Datahike backend for S3.

Primary LanguageClojureEclipse Public License 1.0EPL-1.0

Datahike S3 Backend

The goal of this backend is to support S3. S3 is comparatively cheap, read scalable and requires no dedicated running process for reading, but has higher latency than using a local file system or JDBC server as backend. It is therefore optimal to store large databases that are updated in bulk or mostly appended to. In this case the Datahike cache will reduce the latency on database access. Transactions will still have high latency.

Configuration

Please read the Datahike configuration docs on how to configure your backend. Details about the backend configuration can be found in konserve-s3.A sample configuration is create-database, connect and delete-database:

{:store {:backend :s3
         :bucket "datahike-s3"
         :store-id "instance1"
         :region "us-west-1"
         :access-key "YOUR_ACCESS_KEY"
         :secret "YOUR_ACCESS_KEY_SECRET"}}

This same configuration can be achieved by setting one environment variable for the s3 backend and one environment variable for the configuration of the s3 backend:

DATAHIKE_STORE_BACKEND=s3
DATAHIKE_STORE_CONFIG='{:bucket "datahike-s3-instance" ...}'

Usage

Add to your Leiningen or Boot dependencies: Clojars Project

Now require the Datahike API and the datahike-s3 namespace in your editor or REPL using the keyword :s3. If you want to use other backends than S3 please refer to the official Datahike docs.

Run Datahike in your REPL

  (ns project.core
    (:require [datahike.api :as d]
              [datahike-s3.core]))

  (def cfg {:store {:backend :s3
                    :bucket "datahike-s3"
                    :store-id "instance1"
                    :region "us-west-1"
                    :access-key "YOUR_ACCESS_KEY"
                    :secret "YOUR_ACCESS_KEY_SECRET"}})

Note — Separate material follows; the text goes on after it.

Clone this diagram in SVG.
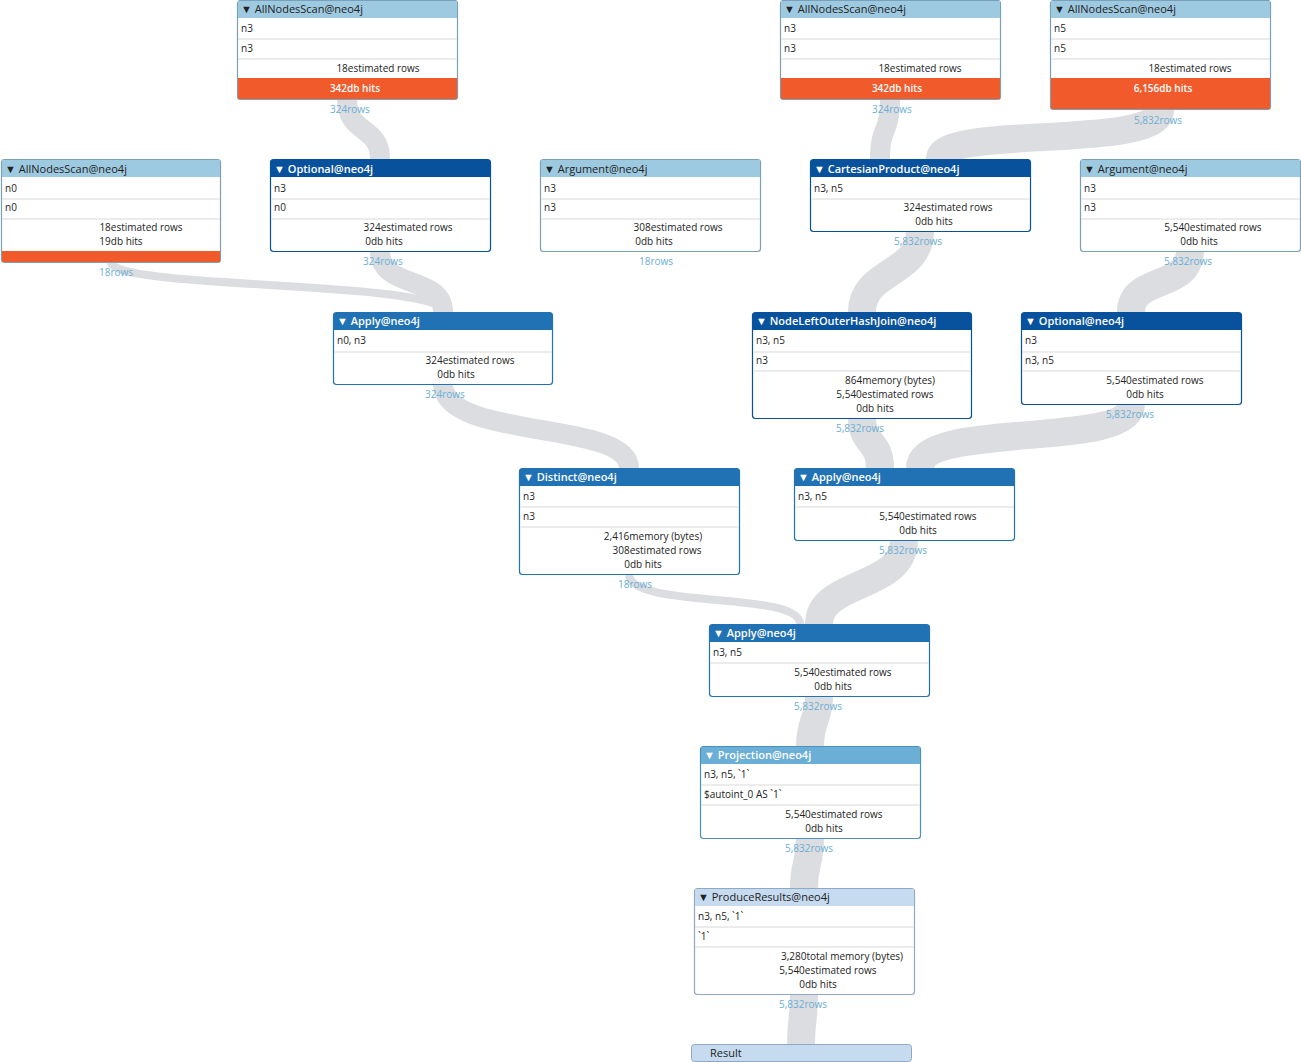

  ;; Create a database at this place, by default configuration we have a strict
  ;; schema validation and keep historical data
  (d/create-database cfg)

  (def conn (d/connect cfg))

  ;; The first transaction will be the schema we are using:
  (d/transact conn [{:db/ident :name
                     :db/valueType :db.type/string
                     :db/cardinality :db.cardinality/one }
                    {:db/ident :age
                     :db/valueType :db.type/long
                     :db/cardinality :db.cardinality/one }])

  ;; Let's add some data and wait for the transaction
  (d/transact conn [{:name  "Alice", :age   20 }
                    {:name  "Bob", :age   30 }
                    {:name  "Charlie", :age   40 }
                    {:age 15 }])

  ;; Search the data
  (d/q '[:find ?e ?n ?a
         :where
         [?e :name ?n]
         [?e :age ?a]]
    @conn)
  ;; => #{[3 "Alice" 20] [4 "Bob" 30] [5 "Charlie" 40]}

  ;; Clean up the database if it is not needed any more
  (d/delete-database cfg)

Run Tests

  bash -x ./bin/run-integration-tests

License

Copyright © 2023 lambdaforge UG (haftungsbeschränkt)

This program and the accompanying materials are made available under the terms of the Eclipse Public License 1.0.